In the article, "What is spin", by Hans C. Ohanian we are shown how to take the wave-function for a Dirac electron with spin up and localized in space and then determine the momentum density in the Dirac field. The momentum density divides into two parts, a part that depends on the motion of the electron and another part that "is associated with circulating flow of energy in the rest frame of the electron". For a localized packet we learn that a circular "flow of energy" can be interpreted as electron spin.

Is the momentum density of a localized up Pauli electron similar or the same as the momentum density of a localized up Dirac electron? Do we still get a circular "flow of energy" with the Pauli electron?
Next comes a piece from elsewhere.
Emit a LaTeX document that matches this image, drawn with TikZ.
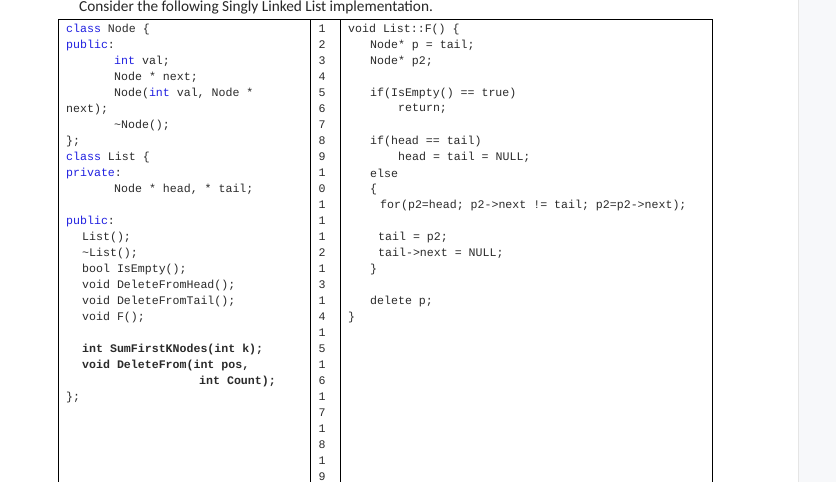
\documentclass[tikz,border=0pt]{standalone}
\usepackage{fontspec}
\setmainfont{Carlito}
\setmonofont{Liberation Mono}
\definecolor{kw}{HTML}{1F1FE0}
\definecolor{txt}{HTML}{2A2A2A}
\definecolor{panel}{HTML}{F7F8FA}
\tikzset{code/.style={anchor=west,inner sep=0pt,text=txt,font=\ttfamily\fontsize{11.6}{12}\selectfont},
 num/.style={anchor=center,inner sep=0pt,text=txt,font=\ttfamily\fontsize{11.6}{12}\selectfont},
 rule/.style={line width=1pt,black}}
\newcommand\cl[4]{\node[code] (#1) at (#2,{29+16*(#3-1)}) {#4};}
\newcommand\kw[1]{\textcolor{kw}{#1}}
\begin{document}
\begin{tikzpicture}[x=1pt,y=-1pt]
\useasboundingbox (0,0) rectangle (836,482);
\fill[panel] (798,0) rectangle (836,482);
\draw[color=black!10] (798,0) -- (798,482);
\node[anchor=west,inner sep=0pt,font=\fontsize{15.3}{16}\selectfont,text=black!85] (title) at (79,8) {Consider the following Singly Linked List implementation.};
\draw[rule] (58,482) -- (58,19) -- (712,19) -- (712,482);
\draw[rule] (310,19) -- (310,482);
\draw[rule] (340,19) -- (340,482);
% left column
\cl{a1}{66}{1}{\kw{class} Node \{}
\cl{a2}{66}{2}{\kw{public}:}
\cl{a3}{114}{3}{\kw{int} val;}
\cl{a4}{114}{4}{Node * next;}
\cl{a5}{114}{5}{Node(\kw{int} val, Node *}
\cl{a6}{66}{6}{next);}
\cl{a7}{114}{7}{\textasciitilde Node();}
\cl{a8}{66}{8}{\};}
\cl{a9}{66}{9}{\kw{class} List \{}
\cl{a10}{66}{10}{\kw{private}:}
\cl{a11}{114}{11}{Node * head, * tail;}
\cl{a13}{66}{13}{\kw{public}:}
\cl{a14}{82}{14}{List();}
\cl{a15}{82}{15}{\textasciitilde List();}
\cl{a16}{82}{16}{bool IsEmpty();}
\cl{a17}{82}{17}{void DeleteFromHead();}
\cl{a18}{82}{18}{void DeleteFromTail();}
\cl{a19}{82}{19}{void F();}
\cl{a21}{82}{21}{\textbf{int SumFirstKNodes(int k);}}
\cl{a22}{82}{22}{\textbf{void DeleteFrom(int pos,}}
\cl{a23}{199}{23}{\textbf{int Count);}}
\cl{a24}{66}{24}{\};}
% line numbers
\foreach \t [count=\i] in {1,2,3,4,5,6,7,8,9,1,0,1,1,1,2,1,3,1,4,1,5,1,6,1,7,1,8,1,9}
  \node[num] (n\i) at (322,{29+16*(\i-1)}) {\t};
% right column
\cl{b1}{348}{1}{void List::F() \{}
\cl{b2}{370}{2}{Node* p = tail;}
\cl{b3}{370}{3}{Node* p2;}
\cl{b5}{370}{5}{if(IsEmpty() == true)}
\cl{b6}{398}{6}{return;}
\cl{b8}{370}{8}{if(head == tail)}
\cl{b9}{398}{9}{head = tail = NULL;}
\cl{b10}{370}{10}{else}
\cl{b11}{370}{11}{\{}
\cl{b12}{380}{12}{for(p2=head; p2->next != tail; p2=p2->next);}
\cl{b14}{378}{14}{tail = p2;}
\cl{b15}{378}{15}{tail->next = NULL;}
\cl{b16}{370}{16}{\}}
\cl{b18}{370}{18}{delete p;}
\cl{b19}{348}{19}{\}}
\end{tikzpicture}
\end{document}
A snippet of the paper follows, thanks for any help!

 

[Spinnor]

The paper in question is online here,

http://aforrester.bol.ucla.edu/docs/Spin_Ohanian.pdf

 

[Bill_K]

A Pauli electron and a Dirac electron walk into a bar...

It's interesting to see this paper by O'Hanian, whose main claim to fame I believe is a book on general relativity. As I guess you know, Am J Phys's purpose is to explain non-cutting-edge topics to undergrads, and here O'Hanian is recounting a 1939 result by Belinfante which tied the spin density for the Dirac equation to the momentum density.

I'd say the first thing to do is figure out if the interpretation he gives is valid. Our understanding of the variables in the Dirac equation has changed since 1939. Especially, we now know that x is not really the position operator. The replacement for it, the Newton-Wigner position operator X, was not introduced until 10 years after this paper, in 1949. Likewise there is a replacement for the spin density, Σ_M, which is called the "mean spin".

 

[Hans de Vries]

In the article, "What is spin", by Hans C. Ohanian we are shown how to take the wave-function for a Dirac electron with spin up and localized in space and then determine the momentum density in the Dirac field. The momentum density divides into two parts, a part that depends on the motion of the electron and another part that "is associated with circulating flow of energy in the rest frame of the electron". For a localized packet we learn that a circular "flow of energy" can be interpreted as electron spin.

Is the momentum density of a localized up Pauli electron similar or the same as the momentum density of a localized up Dirac electron? Do we still get a circular "flow of energy" with the Pauli electron?

A snippet of the paper follows, thanks for any help!

The same is true for the Pauli equation. The circular convection
current is the curl of the magnetization. The difference is that the
Dirac equation is the relativistically correct one: The magnetization
is part of the magnetization-polarization tensor $\bar{\psi}\sigma^{\mu\nu}\psi$.

Note that you can view this from either a spin-density or a magneti-
zation point of view. The first leads to the particles spin and the
second to the particles magnetic moment. Hans Ohanian addresses
the latter in section IV.

You can find the same result also in other treatments of the Gordon
Decomposition. For instance Sakurai's Advanced Quantum Mechanics,
paragraph 3-5 page 108/109.

I mention this in the opening chapter of my book in section 1.9 here:
http://physics-quest.org/Book_Chapter_EM_basic.pdf



Hans.

 

[Spinnor]

Thanks to both Bill and Hans for the fast replies! A follow up if I might, if I were able to graph the wave-function of a localized spin-up Pauli electron in space-time should this "circular energy flow" be evident by just looking at the graph?

Thanks for all help!